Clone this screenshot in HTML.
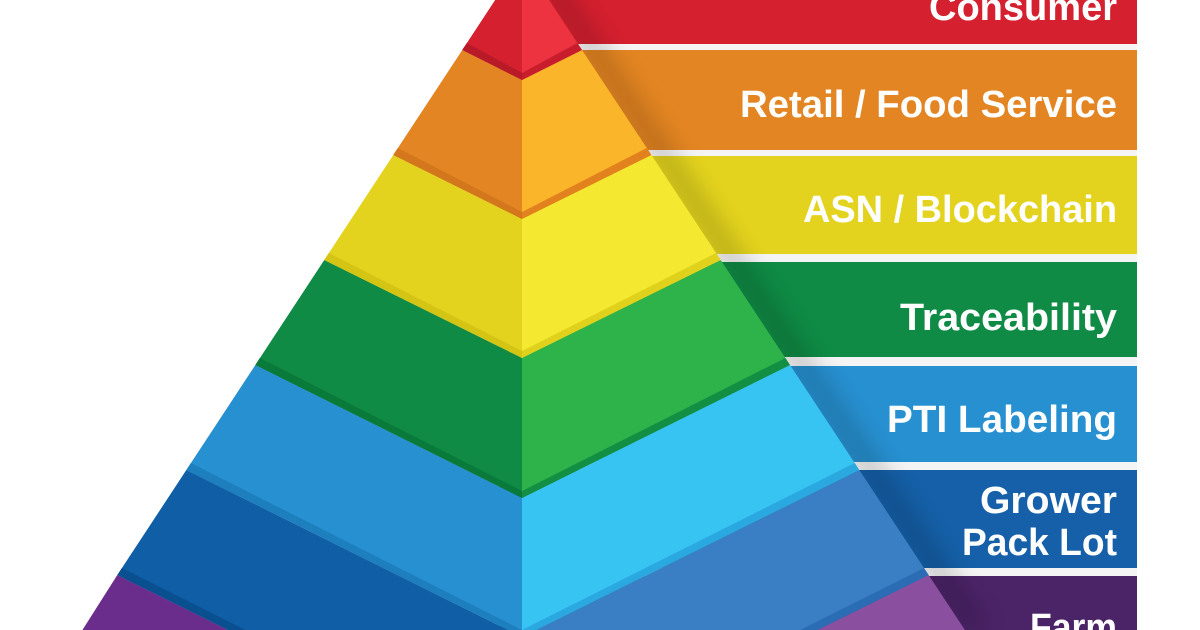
<!DOCTYPE html>
<html><head><meta charset="utf-8"><style>html,body{margin:0;padding:0;background:#fff;overflow:hidden;width:1200px;height:630px}svg{display:block}</style></head>
<body>
<svg width="1200" height="630" viewBox="0 0 1200 630" xmlns="http://www.w3.org/2000/svg" overflow="hidden">
<defs>
<filter id="bl" x="-20%" y="-20%" width="140%" height="140%"><feGaussianBlur stdDeviation="12"/></filter>
<clipPath id="bars"><rect x="500" y="0" width="637" height="630"/></clipPath>
</defs>
<rect width="1200" height="630" fill="#fff"/>
<!-- bars -->
<rect x="500" y="0" width="637" height="630" fill="#f4f4f4"/>
<rect x="500" y="0" width="637" height="44" fill="#d4202f"/>
<rect x="500" y="50" width="637" height="100" fill="#e38522"/>
<rect x="500" y="156" width="637" height="98" fill="#e3d31e"/>
<rect x="500" y="262" width="637" height="95" fill="#0f8b45"/>
<rect x="500" y="366" width="637" height="96" fill="#2790d0"/>
<rect x="500" y="470" width="637" height="98" fill="#1560a8"/>
<rect x="500" y="576" width="637" height="54" fill="#4b2468"/>
<!-- shadow -->
<g clip-path="url(#bars)"><polygon points="522,-41 545,-41 990,630 965,630" fill="#000" opacity="0.2" filter="url(#bl)"/></g>
<!-- pyramid left faces -->
<polygon points="522,-41 462.2,50 522,80" fill="#d4202f"/>
<polygon points="462.2,50 522,80 522,219 393.2,155" fill="#e38522"/>
<polygon points="393.2,155 522,219 522,358 324.2,260" fill="#e3d31e"/>
<polygon points="324.2,260 522,358 522,498 255.3,365" fill="#0f8b45"/>
<polygon points="255.3,365 522,498 522,637 186.3,470" fill="#2790d0"/>
<polygon points="186.3,470 522,637 522,776 117.3,575" fill="#0f5ea6"/>
<polygon points="117.3,575 522,776 522,800 0,800 0,760" fill="#6b2d8c"/>
<!-- right faces -->
<polygon points="522,-41 582,50 522,80" fill="#ee3340"/>
<polygon points="582,50 522,80 522,219 651.4,155" fill="#fbb52a"/>
<polygon points="651.4,155 522,219 522,358 720.7,260" fill="#f4e831"/>
<polygon points="720.7,260 522,358 522,498 790,365" fill="#2eb34a"/>
<polygon points="790,365 522,498 522,637 859.3,470" fill="#38c4f2"/>
<polygon points="859.3,470 522,637 522,776 928.6,575" fill="#3a7fc4"/>
<polygon points="928.6,575 522,776 522,800 1000,800 964.9,630" fill="#8a4f9f"/>
<!-- white mask outside pyramid (left) -->
<polygon points="522,-41 81,630 0,630 0,-41" fill="#fff"/>
<!-- stripes left -->
<g>
<polygon points="466.8,43 522,73 522,80 462.2,50" fill="#b81a28"/>
<polygon points="397.8,148 522,212 522,219 393.2,155" fill="#d4761c"/>
<polygon points="328.8,253 522,351 522,358 324.2,260" fill="#d4c414"/>
<polygon points="259.9,358 522,491 522,498 255.3,365" fill="#0a7a3a"/>
<polygon points="190.9,463 522,630 522,637 186.3,470" fill="#1e7fbf"/>
<polygon points="121.9,568 522,769 522,776 117.3,575" fill="#0a4f90"/>
<polygon points="577.4,43 522,73 522,80 582,50" fill="#c81d2c"/>
<polygon points="646.8,148 522,212 522,219 651.4,155" fill="#e2821f"/>
<polygon points="716.1,253 522,351 522,358 720.7,260" fill="#e0d21c"/>
<polygon points="785.4,358 522,491 522,498 790,365" fill="#138f44"/>
<polygon points="854.7,463 522,630 522,637 859.3,470" fill="#2aa8e0"/>
<polygon points="924,568 522,769 522,776 928.6,575" fill="#2b6db4"/>
</g>
<!-- labels -->
<g font-family="Liberation Sans, sans-serif" font-weight="bold" fill="#fff" font-size="38" text-anchor="end">
<text x="1117" y="20" textLength="188" lengthAdjust="spacingAndGlyphs">Consumer</text>
<text x="1117" y="117" textLength="377" lengthAdjust="spacingAndGlyphs">Retail / Food Service</text>
<text x="1117" y="222" textLength="314" lengthAdjust="spacingAndGlyphs">ASN / Blockchain</text>
<text x="1117" y="330" textLength="217" lengthAdjust="spacingAndGlyphs">Traceability</text>
<text x="1117" y="432" textLength="230" lengthAdjust="spacingAndGlyphs">PTI Labeling</text>
<text x="1117" y="513" textLength="137" lengthAdjust="spacingAndGlyphs">Grower</text>
<text x="1117" y="555" textLength="155" lengthAdjust="spacingAndGlyphs">Pack Lot</text>
<text x="1117" y="640" textLength="87" lengthAdjust="spacingAndGlyphs">Farm</text>
</g>
</svg>
</body></html>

──────────────────────────────

## Your goal
Retype the data above exactly; pictures are not part of the copy.

## Task response
Clone this screenshot in HTML.
<!DOCTYPE html>
<html><head><meta charset="utf-8"><style>html,body{margin:0;padding:0;background:#fff;overflow:hidden;width:1200px;height:630px}svg{display:block}</style></head>
<body>
<svg width="1200" height="630" viewBox="0 0 1200 630" xmlns="http://www.w3.org/2000/svg" overflow="hidden">
<defs>
<filter id="bl" x="-20%" y="-20%" width="140%" height="140%"><feGaussianBlur stdDeviation="12"/></filter>
<clipPath id="bars"><rect x="500" y="0" width="637" height="630"/></clipPath>
</defs>
<rect width="1200" height="630" fill="#fff"/>
<!-- bars -->
<rect x="500" y="0" width="637" height="630" fill="#f4f4f4"/>
<rect x="500" y="0" width="637" height="44" fill="#d4202f"/>
<rect x="500" y="50" width="637" height="100" fill="#e38522"/>
<rect x="500" y="156" width="637" height="98" fill="#e3d31e"/>
<rect x="500" y="262" width="637" height="95" fill="#0f8b45"/>
<rect x="500" y="366" width="637" height="96" fill="#2790d0"/>
<rect x="500" y="470" width="637" height="98" fill="#1560a8"/>
<rect x="500" y="576" width="637" height="54" fill="#4b2468"/>
<!-- shadow -->
<g clip-path="url(#bars)"><polygon points="522,-41 545,-41 990,630 965,630" fill="#000" opacity="0.2" filter="url(#bl)"/></g>
<!-- pyramid left faces -->
<polygon points="522,-41 462.2,50 522,80" fill="#d4202f"/>
<polygon points="462.2,50 522,80 522,219 393.2,155" fill="#e38522"/>
<polygon points="393.2,155 522,219 522,358 324.2,260" fill="#e3d31e"/>
<polygon points="324.2,260 522,358 522,498 255.3,365" fill="#0f8b45"/>
<polygon points="255.3,365 522,498 522,637 186.3,470" fill="#2790d0"/>
<polygon points="186.3,470 522,637 522,776 117.3,575" fill="#0f5ea6"/>
<polygon points="117.3,575 522,776 522,800 0,800 0,760" fill="#6b2d8c"/>
<!-- right faces -->
<polygon points="522,-41 582,50 522,80" fill="#ee3340"/>
<polygon points="582,50 522,80 522,219 651.4,155" fill="#fbb52a"/>
<polygon points="651.4,155 522,219 522,358 720.7,260" fill="#f4e831"/>
<polygon points="720.7,260 522,358 522,498 790,365" fill="#2eb34a"/>
<polygon points="790,365 522,498 522,637 859.3,470" fill="#38c4f2"/>
<polygon points="859.3,470 522,637 522,776 928.6,575" fill="#3a7fc4"/>
<polygon points="928.6,575 522,776 522,800 1000,800 964.9,630" fill="#8a4f9f"/>
<!-- white mask outside pyramid (left) -->
<polygon points="522,-41 81,630 0,630 0,-41" fill="#fff"/>
<!-- stripes left -->
<g>
<polygon points="466.8,43 522,73 522,80 462.2,50" fill="#b81a28"/>
<polygon points="397.8,148 522,212 522,219 393.2,155" fill="#d4761c"/>
<polygon points="328.8,253 522,351 522,358 324.2,260" fill="#d4c414"/>
<polygon points="259.9,358 522,491 522,498 255.3,365" fill="#0a7a3a"/>
<polygon points="190.9,463 522,630 522,637 186.3,470" fill="#1e7fbf"/>
<polygon points="121.9,568 522,769 522,776 117.3,575" fill="#0a4f90"/>
<polygon points="577.4,43 522,73 522,80 582,50" fill="#c81d2c"/>
<polygon points="646.8,148 522,212 522,219 651.4,155" fill="#e2821f"/>
<polygon points="716.1,253 522,351 522,358 720.7,260" fill="#e0d21c"/>
<polygon points="785.4,358 522,491 522,498 790,365" fill="#138f44"/>
<polygon points="854.7,463 522,630 522,637 859.3,470" fill="#2aa8e0"/>
<polygon points="924,568 522,769 522,776 928.6,575" fill="#2b6db4"/>
</g>
<!-- labels -->
<g font-family="Liberation Sans, sans-serif" font-weight="bold" fill="#fff" font-size="38" text-anchor="end">
<text x="1117" y="20" textLength="188" lengthAdjust="spacingAndGlyphs">Consumer</text>
<text x="1117" y="117" textLength="377" lengthAdjust="spacingAndGlyphs">Retail / Food Service</text>
<text x="1117" y="222" textLength="314" lengthAdjust="spacingAndGlyphs">ASN / Blockchain</text>
<text x="1117" y="330" textLength="217" lengthAdjust="spacingAndGlyphs">Traceability</text>
<text x="1117" y="432" textLength="230" lengthAdjust="spacingAndGlyphs">PTI Labeling</text>
<text x="1117" y="513" textLength="137" lengthAdjust="spacingAndGlyphs">Grower</text>
<text x="1117" y="555" textLength="155" lengthAdjust="spacingAndGlyphs">Pack Lot</text>
<text x="1117" y="640" textLength="87" lengthAdjust="spacingAndGlyphs">Farm</text>
</g>
</svg>
</body></html>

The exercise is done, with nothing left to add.